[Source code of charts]

※

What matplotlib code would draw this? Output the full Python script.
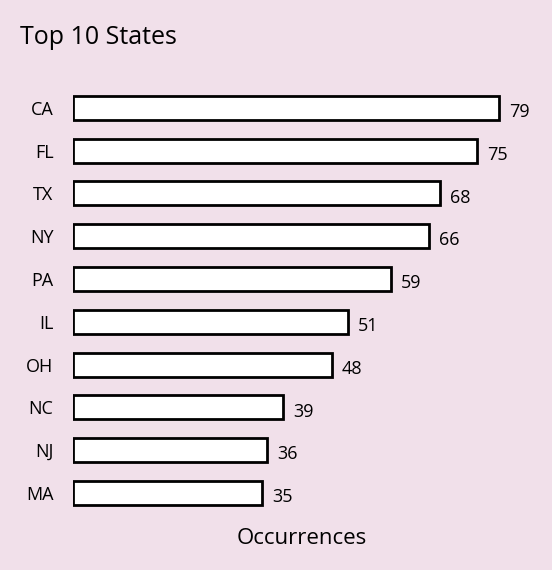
import matplotlib
matplotlib.use("Agg")
import matplotlib.pyplot as plt

states = ["CA", "FL", "TX", "NY", "PA", "IL", "OH", "NC", "NJ", "MA"]
counts = [79, 75, 68, 66, 59, 51, 48, 39, 36, 35]

plt.rcParams['font.family'] = ['Open Sans', 'DejaVu Sans']
bg = "#f1e0ea"
fig = plt.figure(figsize=(5.52, 5.70), dpi=100, facecolor=bg)
ax = fig.add_axes([73/552, (570-514.4)/570, (540-73)/552, 428/570])
ax.set_facecolor(bg)
y = list(range(len(states)))
ax.barh(y, counts, height=0.56, color="white", edgecolor="black", linewidth=2)
for yi, c in zip(y, counts):
    ax.text(c + 1.9, yi + 0.1, str(c), va="center", ha="left", fontsize=13)
ax.set_yticks(y)
ax.set_yticklabels(states, fontsize=13)
ax.tick_params(axis="y", length=0, pad=14)
ax.set_xticks([])
ax.set_xlim(0, (540-73)/5.39)
ax.set_ylim(9.5, -0.5)
for s in ax.spines.values():
    s.set_visible(False)
fig.text(20/552, 1-38/570, "Top 10 States", fontsize=18, va="center", ha="left")
fig.text(302/552, 1-538/570, "Occurrences", fontsize=16, va="center", ha="center")
fig.savefig("out.png", facecolor=bg)
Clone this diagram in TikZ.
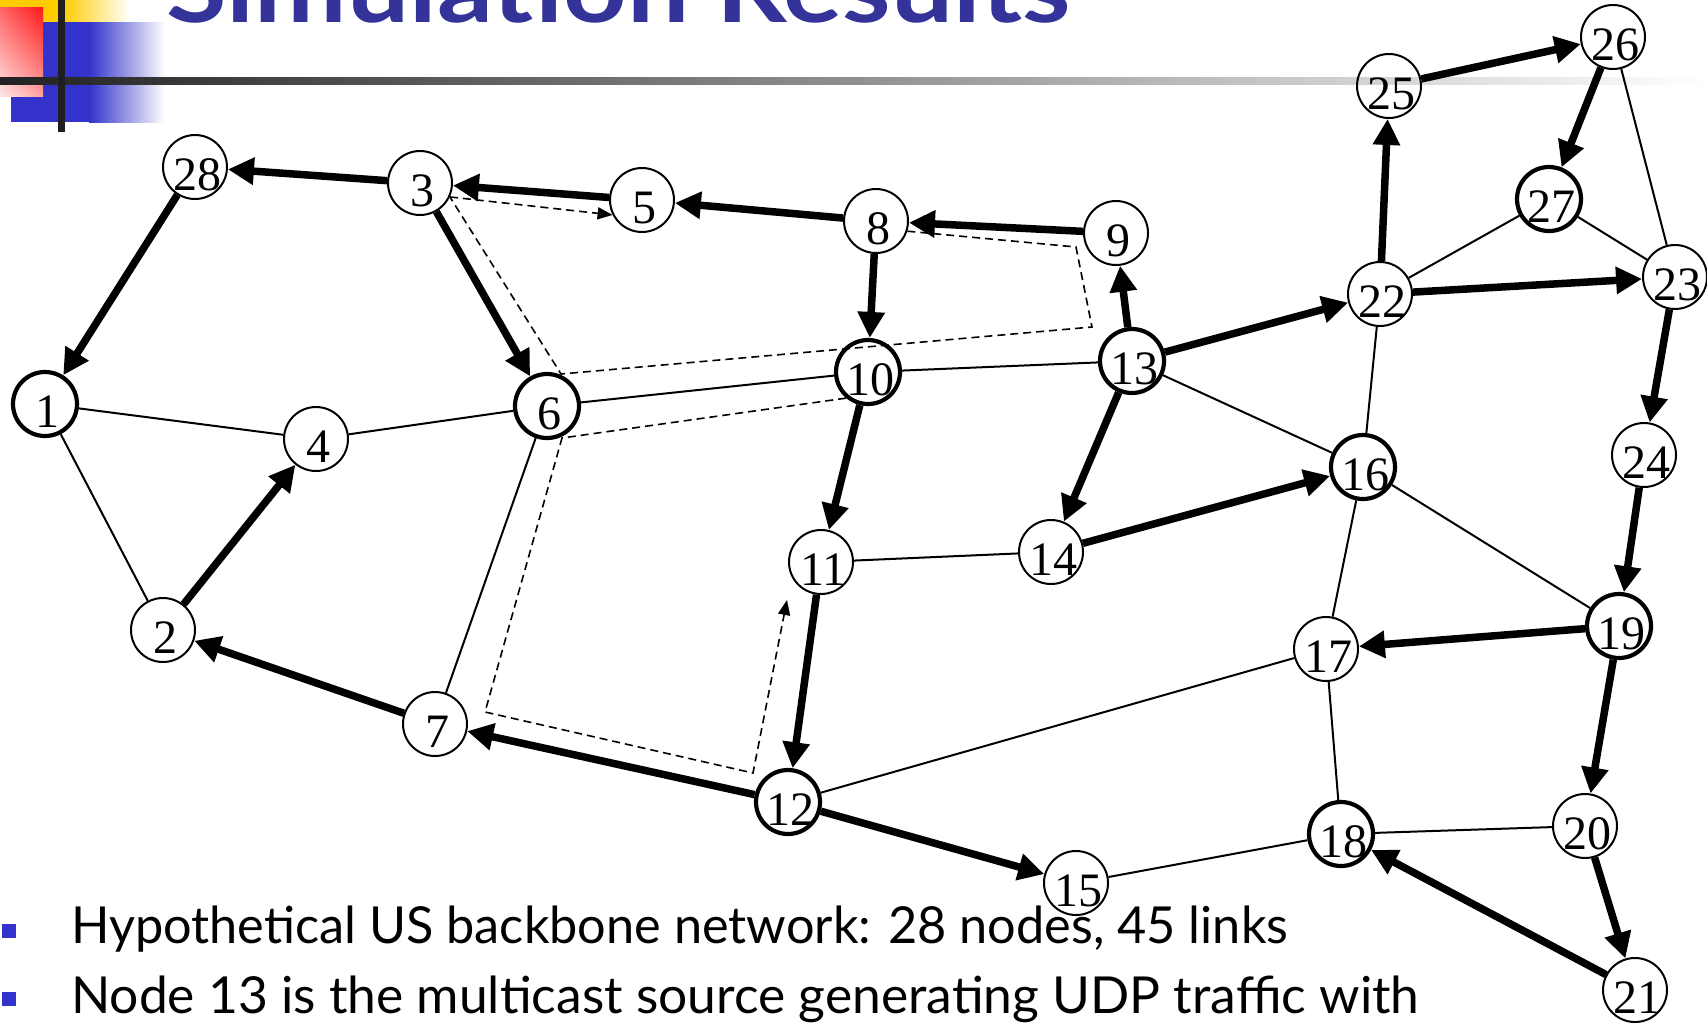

※

__EXERCISE TASK__:
Collect from the data above every line that includes "matplotlib".

__SOLUTION TO THE PROBLEM__:
What matplotlib code would draw this? Output the full Python script.
import matplotlib
matplotlib.use("Agg")
import matplotlib.pyplot as plt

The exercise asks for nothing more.